In addition to making numerous influential contributions to microeconomics, Stiglitz has played a number of policy roles. He served in the Clinton administration as the chair of the President's Council of Economic Advisors (1995 -- 1997). At the World Bank, he served as senior vice-president and chief economist (1997 -- 2000), in the time when unprecedented protest against international economic organizations started, most prominently with the Seattle WTO meeting of 1999. He was fired by the World Bank for expressing dissent with its policies.[20] He was a lead author for the Intergovernmental Panel on Climate Change, which received the Nobel Peace Prize in 2007.
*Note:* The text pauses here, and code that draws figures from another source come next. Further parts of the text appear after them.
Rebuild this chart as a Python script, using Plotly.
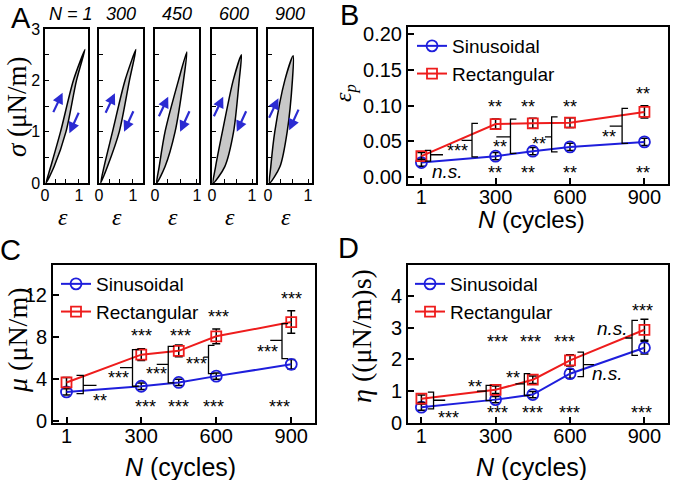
import plotly.graph_objects as go

W, H = 677, 480

def PX(p):
    return p / W

def PY(p):
    return 1 - p / H

# ---------------- Panel A : hysteresis loops ----------------
loop_titles = ["N = 1", "300", "450", "600", "900"]
loop_xrange = [1.27, 1.30, 1.05, 1.10, 1.10]
load_strain = [
    [0.03, 0.17, 0.46, 0.84, 1.18],
    [0.05, 0.15, 0.40, 0.77, 1.09],
    [0.04, 0.10, 0.24, 0.56, 0.76],
    [0.03, 0.09, 0.26, 0.53, 0.735],
    [0.04, 0.07, 0.17, 0.42, 0.63],
]
load_stress = [
    [0, 0.32, 1.0, 2.0, 2.60],
    [0, 0.32, 1.0, 2.0, 2.60],
    [0, 0.32, 1.0, 2.0, 2.55],
    [0, 0.32, 1.0, 2.0, 2.50],
    [0, 0.32, 1.0, 2.0, 2.48],
]
unload_strain = [
    [0.93, 0.62, 0.27, 0.03],
    [0.90, 0.60, 0.25, 0.05],
    [0.68, 0.48, 0.24, 0.04],
    [0.68, 0.54, 0.32, 0.03],
    [0.61, 0.48, 0.30, 0.04],
]
unload_stress = [
    [2.0, 1.0, 0.32, 0],
    [2.0, 1.0, 0.32, 0],
    [2.0, 1.0, 0.32, 0],
    [2.0, 1.0, 0.32, 0],
    [2.0, 1.0, 0.32, 0],
]
up_arrow_head = [(0.52, 1.76), (0.47, 1.75), (0.315, 1.68), (0.28, 1.68), (0.26, 1.65)]
down_arrow_head = [(0.72, 0.97), (0.74, 1.00), (0.60, 1.00), (0.62, 1.00), (0.53, 1.03)]
A_boxes_px = [(45, 88), (99, 143), (155, 199), (212, 256), (268, 312)]

# ---------------- Panels B, C, D ----------------
N_cycles = [1, 300, 450, 600, 900]
N_ticks = [1, 300, 600, 900]

eps_sin = [0.020, 0.029, 0.036, 0.042, 0.049]
eps_sin_err = [0.005, 0.005, 0.005, 0.005, 0.005]
eps_rect = [0.029, 0.074, 0.075, 0.076, 0.091]
eps_rect_err = [0.005, 0.007, 0.007, 0.007, 0.0085]

mu_sin = [2.80, 3.34, 3.70, 4.30, 5.42]
mu_sin_err = [0.30, 0.30, 0.30, 0.30, 0.45]
mu_rect = [3.70, 6.34, 6.70, 8.08, 9.43]
mu_rect_err = [0.47, 0.55, 0.55, 0.70, 1.07]

eta_sin = [0.49, 0.73, 0.89, 1.55, 2.37]
eta_sin_err = [0.10, 0.10, 0.10, 0.14, 0.20]
eta_rect = [0.76, 1.04, 1.36, 1.97, 2.94]
eta_rect_err = [0.12, 0.12, 0.12, 0.18, 0.33]

# brackets: (x of vertical, top, bottom, cap end x, tick end x, tick y)
B_brackets = [(38, 0.037, 0.022, 15, 88, 0.031),
              (205, 0.075, 0.028, 229, 163, 0.051),
              (360, 0.081, 0.033, 384, 303, 0.056),
              (526, 0.084, 0.035, 550, 499, 0.056),
              (810, 0.096, 0.047, 834, 760, 0.071)]
B_sig_text = ["<i>n.s.</i>", "***", "**", "**", "**"]
B_sig_x = [108, 147, 316, 474, 759]
B_sig_y = [0.007, 0.042, 0.047, 0.052, 0.061]
B_top_text = ["**", "**", "**", "**"]
B_top_x = [296, 430, 598, 893]
B_top_y = [0.103, 0.103, 0.103, 0.122]
B_bot_text = ["**", "**", "**", "**"]
B_bot_x = [296, 430, 598, 893]
B_bot_y = [0.011, 0.011, 0.011, 0.011]

C_brackets = [(68, 4.38, 2.64, 41, 121, 3.43),
              (265, 6.82, 3.34, 290, 215, 5.10),
              (408, 7.13, 3.65, 432, 362, 5.42),
              (569, 7.22, 4.54, 593, 549, 6.11),
              (863, 9.28, 5.96, 887, 816, 7.70)]
C_sig_text = ["**", "***", "***", "***", "***"]
C_sig_x = [134, 208, 362, 522, 803]
C_sig_y = [2.30, 4.54, 4.92, 5.80, 7.00]
C_top_text = ["***", "***", "***", "***"]
C_top_x = [302, 455, 609, 900]
C_top_y = [8.48, 8.48, 10.3, 11.96]
C_bot_text = ["***", "***", "***", "***"]
C_bot_x = [315, 448, 589, 852]
C_bot_y = [1.75, 1.75, 1.75, 1.75]

D_brackets = [(50, 0.97, 0.44, 27, 97, 0.71),
              (262, 1.18, 0.70, 285, 225, 1.00),
              (416, 1.55, 0.86, 440, 380, 1.23),
              (654, 2.23, 1.46, 630, 697, 1.84),
              (850, 3.24, 2.13, 874, 823, 2.68)]
D_sig_text = ["***", "**", "**", "<i>n.s.</i>", "<i>n.s.</i>"]
D_sig_x = [110, 218, 369, 750, 770]
D_sig_y = [0.26, 1.26, 1.55, 1.55, 2.97]
D_top_text = ["***", "***", "***", "***"]
D_top_x = [308, 442, 578, 893]
D_top_y = [2.68, 2.68, 2.68, 3.66]
D_bot_text = ["***", "***", "***", "***"]
D_bot_x = [308, 448, 599, 889]
D_bot_y = [0.44, 0.44, 0.44, 0.44]

BLUE = "#1e1edc"
RED = "#ee1c1c"
ARROW = "#2b2bd2"
SANS = "Liberation Sans, Arial, sans-serif"
SERIF = "Liberation Serif, Times New Roman, serif"

fig = go.Figure()
annotations = []
shapes = []
layout = dict(width=W, height=H, margin=dict(l=0, r=0, t=0, b=0, pad=0, autoexpand=False),
              paper_bgcolor="white", plot_bgcolor="white", showlegend=True,
              font=dict(family=SANS, color="black"))

def axname(i):
    return "" if i == 1 else str(i)

def label(x, y, text, size, family=SANS, angle=0):
    return dict(x=PX(x), y=PY(y), xref="paper", yref="paper", text=text,
                xanchor="center", yanchor="middle", textangle=angle,
                showarrow=False, font=dict(size=size, family=family))

# ---- Panel A axes and loops
for i in range(5):
    k = i + 1
    xa, ya = "x" + axname(k), "y" + axname(k)
    x0, x1 = A_boxes_px[i]
    layout["xaxis" + axname(k)] = dict(
        domain=[PX(x0), PX(x1)], anchor=ya, range=[0, loop_xrange[i]],
        showline=True, linecolor="black", linewidth=1.5, mirror=True,
        ticks="inside", ticklen=4, tickwidth=1, tickcolor="black",
        tickvals=[0, 0.3, 0.6, 1], ticktext=["0", "", "", "1"],
        tickfont=dict(size=16, family=SANS), showgrid=False, zeroline=False,
        fixedrange=True, automargin=False, ticklabelstandoff=-3)
    layout["yaxis" + axname(k)] = dict(
        domain=[PY(183), PY(29)], anchor=xa, range=[0, 3],
        showline=True, linecolor="black", linewidth=1.5, mirror=True,
        ticks="inside", ticklen=4, tickwidth=1, tickcolor="black",
        tickvals=[0, 0.5, 1, 1.5, 2, 2.5, 3], ticktext=["0", "", "1", "", "2", "", "3"],
        showticklabels=(k == 1), tickfont=dict(size=16, family=SANS),
        showgrid=False, zeroline=False, fixedrange=True, automargin=False)
    fig.add_trace(go.Scatter(
        x=load_strain[i] + unload_strain[i], y=load_stress[i] + unload_stress[i],
        mode="lines", fill="toself", fillcolor="#c8c8c8",
        line=dict(color="black", width=1.5, shape="spline", smoothing=0.8),
        showlegend=False, hoverinfo="skip", xaxis=xa, yaxis=ya))
    hx, hy = up_arrow_head[i]
    annotations.append(dict(x=hx, y=hy, xref=xa, yref=ya, ax=-10, ay=21, text="",
                            showarrow=True, arrowhead=2, arrowsize=1, arrowwidth=2.2,
                            arrowcolor=ARROW))
    hx, hy = down_arrow_head[i]
    annotations.append(dict(x=hx, y=hy, xref=xa, yref=ya, ax=10, ay=-22, text="",
                            showarrow=True, arrowhead=2, arrowsize=1, arrowwidth=2.2,
                            arrowcolor=ARROW))
    title_x = (x0 + x1) / 2 + (4 if i == 0 else 0)
    annotations.append(label(title_x, 14, "<i>" + loop_titles[i] + "</i>", 18))
    annotations.append(label((x0 + x1) / 2 - 4, 217, "<i>ε</i>", 24, SERIF))

annotations.append(label(17, 107, "<i>σ</i> (μN/m)", 27, SERIF, -90))

# ---- Panels B, C, D
panels = [
    dict(k=6, xdom=(408, 668), ydom=(27, 184), yr=[-0.01, 0.21],
         yt=[0, 0.05, 0.10, 0.15, 0.20], ytt=["0.00", "0.05", "0.10", "0.15", "0.20"],
         sin=eps_sin, sin_err=eps_sin_err, rect=eps_rect, rect_err=eps_rect_err,
         legend="legend", leg=(412, 27), br=B_brackets,
         sig=(B_sig_text, B_sig_x, B_sig_y), top=(B_top_text, B_top_x, B_top_y),
         bot=(B_bot_text, B_bot_x, B_bot_y)),
    dict(k=7, xdom=(53, 315), ydom=(265, 423), yr=[-0.15, 14.85],
         yt=[0, 4, 8, 12], ytt=["0", "4", "8", "12"],
         sin=mu_sin, sin_err=mu_sin_err, rect=mu_rect, rect_err=mu_rect_err,
         legend="legend2", leg=(56, 265), br=C_brackets,
         sig=(C_sig_text, C_sig_x, C_sig_y), top=(C_top_text, C_top_x, C_top_y),
         bot=(C_bot_text, C_bot_x, C_bot_y)),
    dict(k=8, xdom=(408, 668), ydom=(265, 423), yr=[-0.01, 4.99],
         yt=[0, 1, 2, 3, 4, 5], ytt=["0", "1", "2", "3", "4", "5"],
         sin=eta_sin, sin_err=eta_sin_err, rect=eta_rect, rect_err=eta_rect_err,
         legend="legend3", leg=(410, 265), br=D_brackets,
         sig=(D_sig_text, D_sig_x, D_sig_y), top=(D_top_text, D_top_x, D_top_y),
         bot=(D_bot_text, D_bot_x, D_bot_y)),
]

for p in panels:
    k = p["k"]
    xa, ya = "x" + str(k), "y" + str(k)
    layout["xaxis" + str(k)] = dict(
        domain=[PX(p["xdom"][0]), PX(p["xdom"][1])], anchor=ya, range=[-53, 995],
        showline=True, linecolor="black", linewidth=2, mirror=True,
        ticks="inside", ticklen=6, tickwidth=1.5, tickcolor="black",
        tickvals=N_ticks, tickfont=dict(size=20, family=SANS),
        showgrid=False, zeroline=False, fixedrange=True, automargin=False,
        ticklabelstandoff=-6)
    layout["yaxis" + str(k)] = dict(
        domain=[PY(p["ydom"][1]), PY(p["ydom"][0])], anchor=xa, range=p["yr"],
        showline=True, linecolor="black", linewidth=2, mirror=True,
        ticks="inside", ticklen=6, tickwidth=1.5, tickcolor="black",
        tickvals=p["yt"], ticktext=p["ytt"], tickfont=dict(size=20, family=SANS),
        showgrid=False, zeroline=False, fixedrange=True, automargin=False)
    fig.add_trace(go.Scatter(
        x=N_cycles, y=p["sin"], name="Sinusoidal", mode="lines+markers",
        line=dict(color=BLUE, width=2),
        marker=dict(symbol="circle-open", size=11, color=BLUE, line=dict(width=1.8)),
        error_y=dict(type="data", array=p["sin_err"], color="black", thickness=1.5, width=4),
        legend=p["legend"], xaxis=xa, yaxis=ya, hoverinfo="skip"))
    fig.add_trace(go.Scatter(
        x=N_cycles, y=p["rect"], name="Rectangular", mode="lines+markers",
        line=dict(color=RED, width=2),
        marker=dict(symbol="square-open", size=10, color=RED, line=dict(width=1.8)),
        error_y=dict(type="data", array=p["rect_err"], color="black", thickness=1.5, width=4),
        legend=p["legend"], xaxis=xa, yaxis=ya, hoverinfo="skip"))
    layout[p["legend"]] = dict(x=PX(p["leg"][0]), y=PY(p["leg"][1]), xanchor="left",
                               yanchor="top", bgcolor="rgba(0,0,0,0)",
                               font=dict(size=19, family=SANS), tracegroupgap=0,
                               itemwidth=30)
    for (xv, yt_, yb_, xc, xt, ym) in p["br"]:
        path = (f"M {xc},{yt_} L {xv},{yt_} L {xv},{yb_} L {xc},{yb_} "
                f"M {xv},{ym} L {xt},{ym}")
        shapes.append(dict(type="path", path=path, xref=xa, yref=ya,
                           line=dict(color="black", width=1.3)))
    for group in (p["sig"], p["top"], p["bot"]):
        for t, x, y in zip(*group):
            star = "*" in t
            annotations.append(dict(x=x, y=y, xref=xa, yref=ya, text=t, showarrow=False,
                                    xanchor="center", yanchor="middle",
                                    yshift=-4 if star else 0,
                                    font=dict(size=18 if star else 19, family=SANS)))

# axis titles
annotations += [
    label(345, 93, "<i>ε<sub>p</sub></i>", 24, SERIF, -90),
    label(531, 220, "<i>N</i> (cycles)", 24),
    label(17, 340, "<i>μ</i> (μN/m)", 28, SERIF, -90),
    label(180, 467, "<i>N</i> (cycles)", 25),
    label(361, 336, "<i>η</i> ((μN/m)s)", 28, SERIF, -90),
    label(531, 467, "<i>N</i> (cycles)", 25),
]
# panel letters
for letter, (lx, ly) in zip(["A", "B", "C", "D"], [(21, 18), (349, 15), (11, 250), (348, 248)]):
    annotations.append(label(lx, ly, letter, 29))

layout["annotations"] = annotations
layout["shapes"] = shapes
fig.update_layout(**layout)
fig.write_html("out.html", config={"displayModeBar": False},
               post_script="document.body.style.margin='0';")
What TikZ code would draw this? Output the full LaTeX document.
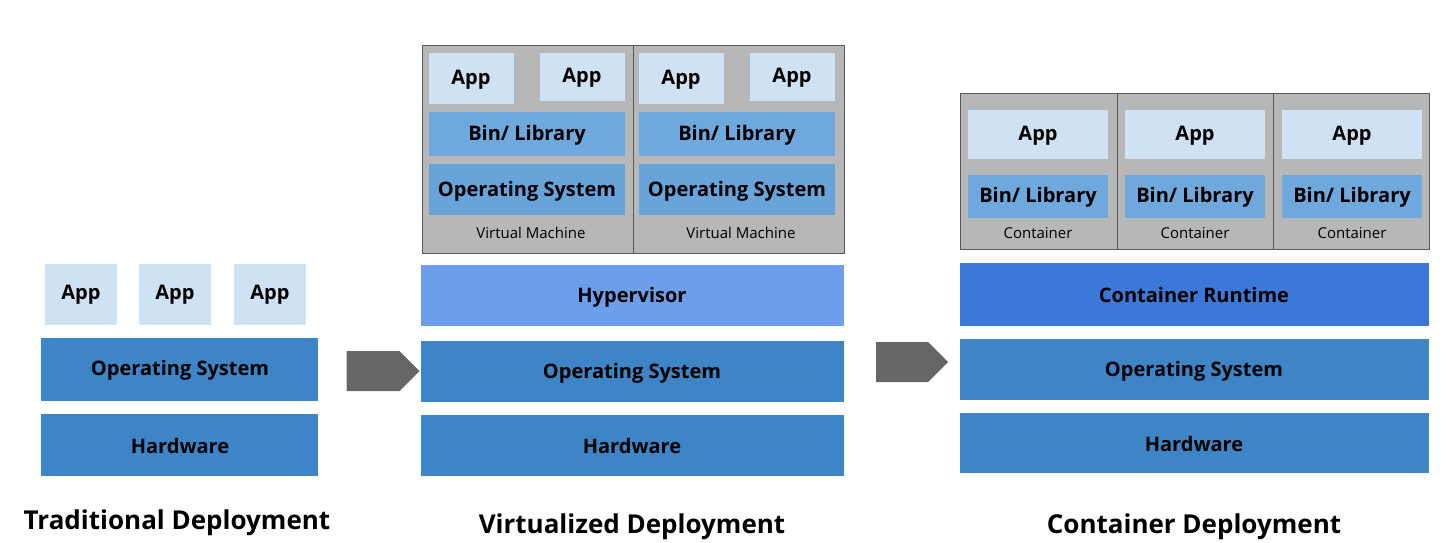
\documentclass[tikz,border=0pt]{standalone}
\usepackage{fontspec}
\setmainfont{Open Sans}
\usetikzlibrary{shapes.arrows}
\definecolor{appc}{HTML}{CFE2F3}
\definecolor{osc}{HTML}{3D85C6}
\definecolor{binc}{HTML}{6FA8DC}
\definecolor{hypc}{HTML}{6D9EEB}
\definecolor{rtc}{HTML}{3C78D8}
\definecolor{grayc}{HTML}{B7B7B7}
\definecolor{arrc}{HTML}{666666}
\begin{document}
\begin{tikzpicture}[x=1pt,y=-1pt,
 lbl/.style={font=\fontsize{20}{22}\selectfont\bfseries},
 box/.style={draw=none},
 ttl/.style={font=\fontsize{26}{28}\selectfont\bfseries},
 small/.style={font=\fontsize{15}{17}\selectfont},
 arr/.style={single arrow, fill=arrc, minimum height=73pt, minimum width=40pt, single arrow head extend=0pt, inner sep=0pt, shape border rotate=0}]
\useasboundingbox (0,0) rectangle (1449,542);
\newcommand{\bx}[6]{\fill[#5] (#1,#2) rectangle (#3,#4); \node[lbl] (#6) at ({(#1+#3)/2},{(#2+#4)/2}) {\strut};}
% Traditional
\foreach \x/\n in {45/a1,139/a2,234/a3}{\fill[appc] (\x,264) rectangle (\x+72,325); \node[lbl] (t\n) at (\x+36,295) {App};}
\fill[osc] (41,338) rectangle (318,401); \node[lbl] (tos) at (180,370) {Operating System};
\fill[osc] (41,414) rectangle (318,476); \node[lbl] (thw) at (180,446) {Hardware};
\node[ttl] (tt) at (177,523) {Traditional Deployment};
\node[arr, minimum height=73pt] (ar1) at (373,371) {};
% Virtualized
\fill[grayc] (422,45) rectangle (844,253);
\draw[gray!70!black, line width=0.6pt] (422,45) rectangle (844,253) (633,45) -- (633,253);
\foreach \o/\v in {0/1,210/2}{
 \fill[appc] (429+\o,53) rectangle (514+\o,104); \node[lbl] (va\v) at (471+\o,80) {App};
 \fill[appc] (540+\o,53) rectangle (625+\o,101); \node[lbl] (vb\v) at (582+\o,78) {App};
 \fill[binc] (429+\o,112) rectangle (625+\o,156); \node[lbl] (vl\v) at (527+\o,135) {Bin/ Library};
 \fill[binc!85!osc] (429+\o,164) rectangle (625+\o,215); \node[lbl] (vo\v) at (527+\o,191) {Operating System};
 \node[small] (vm\v) at (531+\o,233) {Virtual Machine};
}
\fill[hypc] (421,265) rectangle (844,326); \node[lbl] (vh) at (632,297) {Hypervisor};
\fill[osc] (421,341) rectangle (844,402); \node[lbl] (vos) at (632,373) {Operating System};
\fill[osc] (421,415) rectangle (844,476); \node[lbl] (vhw) at (632,446) {Hardware};
\node[ttl] (vt) at (632,527) {Virtualized Deployment};
\node[arr, minimum height=72pt] (ar2) at (902,362) {};
% Container
\fill[grayc] (960,93) rectangle (1429,249);
\draw[gray!70!black, line width=0.6pt] (960,93) rectangle (1429,249) (1117,93) -- (1117,249) (1273,93) -- (1273,249);
\foreach \x/\v in {968/1,1125/2,1282/3}{
 \fill[appc] (\x,110) rectangle (\x+140,159); \node[lbl] (ca\v) at (\x+70,136) {App};
 \fill[binc] (\x,175) rectangle (\x+140,218); \node[lbl] (cl\v) at (\x+70,197) {Bin/ Library};
 \node[small] (cc\v) at (\x+70,233) {Container};
}
\fill[rtc] (960,263) rectangle (1429,326); \node[lbl] (crt) at (1194,295) {Container Runtime};
\fill[osc] (960,339) rectangle (1429,400); \node[lbl] (cos) at (1194,371) {Operating System};
\fill[osc] (960,413) rectangle (1429,473); \node[lbl] (chw) at (1194,444) {Hardware};
\node[ttl] (ct) at (1194,527) {Container Deployment};
\end{tikzpicture}
\end{document}
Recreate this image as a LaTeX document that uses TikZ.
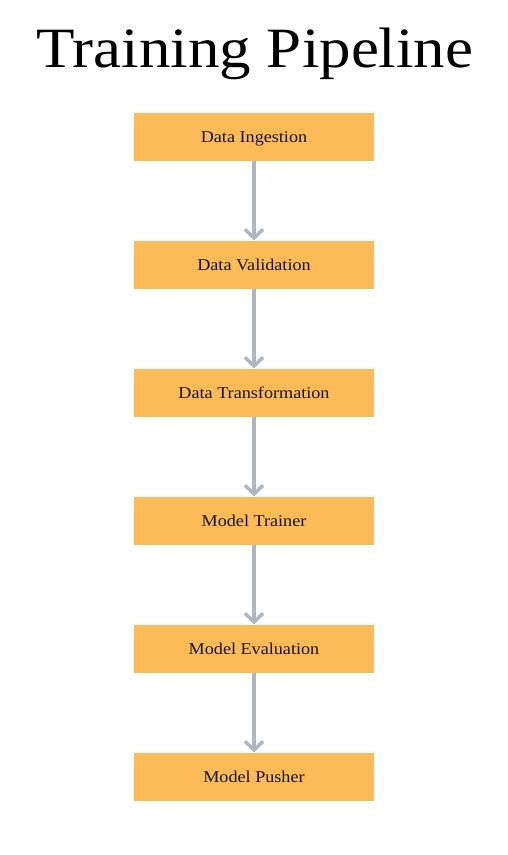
\documentclass[tikz,border=0pt]{standalone}
\usepackage{fontspec}
\setmainfont{Liberation Serif}
\usetikzlibrary{arrows.meta}
\definecolor{boxfill}{HTML}{FDBB57}
\definecolor{arrowgray}{HTML}{ABB8C3}
\definecolor{txt}{HTML}{141414}
\tikzset{
  stagebox/.style={fill=boxfill, draw=none, minimum width=240pt, minimum height=48pt, inner sep=0pt},
  stagetext/.style={anchor=base, inner sep=0pt, text=txt, font=\fontsize{16.5}{18}\selectfont},
  flowarrow/.style={draw=arrowgray, line width=3.5pt, -{Straight Barb[length=8.5pt,width=18pt]}, shorten >=0.5pt},
}
\newcommand{\wid}[1]{\scalebox{1.1}[1]{#1}}
\begin{document}
\begin{tikzpicture}[x=1pt,y=-1pt]
\useasboundingbox (0,0) rectangle (507,855);
\fill[white] (0,0) rectangle (507,855);
\node[anchor=base, inner sep=0pt, font=\fontsize{57}{60}\selectfont] (title) at (255,67) {\scalebox{1.105}[1]{Training Pipeline}};
\node[stagebox] (n1) at (254,137) {};
\node[stagebox] (n2) at (254,265) {};
\node[stagebox] (n3) at (254,393) {};
\node[stagebox] (n4) at (254,521) {};
\node[stagebox] (n5) at (254,649) {};
\node[stagebox] (n6) at (254,777) {};
\node[stagetext] (t1) at (254,142.5) {\wid{Data Ingestion}};
\node[stagetext] (t2) at (254,270.5) {\wid{Data Validation}};
\node[stagetext] (t3) at (254,398.5) {\wid{Data Transformation}};
\node[stagetext] (t4) at (254,526.5) {\wid{Model Trainer}};
\node[stagetext] (t5) at (254,654.5) {\wid{Model Evaluation}};
\node[stagetext] (t6) at (254,782.5) {\wid{Model Pusher}};
\draw[flowarrow] (n1.south) -- (n2.north);
\draw[flowarrow] (n2.south) -- (n3.north);
\draw[flowarrow] (n3.south) -- (n4.north);
\draw[flowarrow] (n4.south) -- (n5.north);
\draw[flowarrow] (n5.south) -- (n6.north);
\end{tikzpicture}
\end{document}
He is a member of Collegium International, an organization of leaders with political, scientific, and ethical expertise whose goal is to provide new approaches in overcoming the obstacles in the way of a peaceful, socially just and an economically sustainable world. He is also a member of the scientific committee of the Fundacion IDEAS, a Spanish think tank.[21]
Stiglitz has advised American president Barack Obama, but has also been sharply critical of the Obama Administration's financial-industry rescue plan.[22] Stiglitz said that whoever designed the Obama administration's bank rescue plan is "either in the pocket of the banks or they're incompetent."[23]
In October 2008 he was asked by the President of the United Nations General Assembly to chair a commission drafting a report on the reasons for and solutions to the financial crisis.[24] In response, the commission produced the Stiglitz Report.
On July 25, 2011, Stiglitz participated in the "I Foro Social del 15M" organized in Madrid (Spain) expressing his support to the 2011 Spanish protests.[25]
In 2011, he was named by Foreign Policy magazine on its list of top global thinkers.[26]
Stiglitz is the president of the International Economic Association from 2011--2014.[27]
In February 2012 he was awarded the Legion of Honor, in the rank of Officer, by the French ambassador in the United States François Delattre.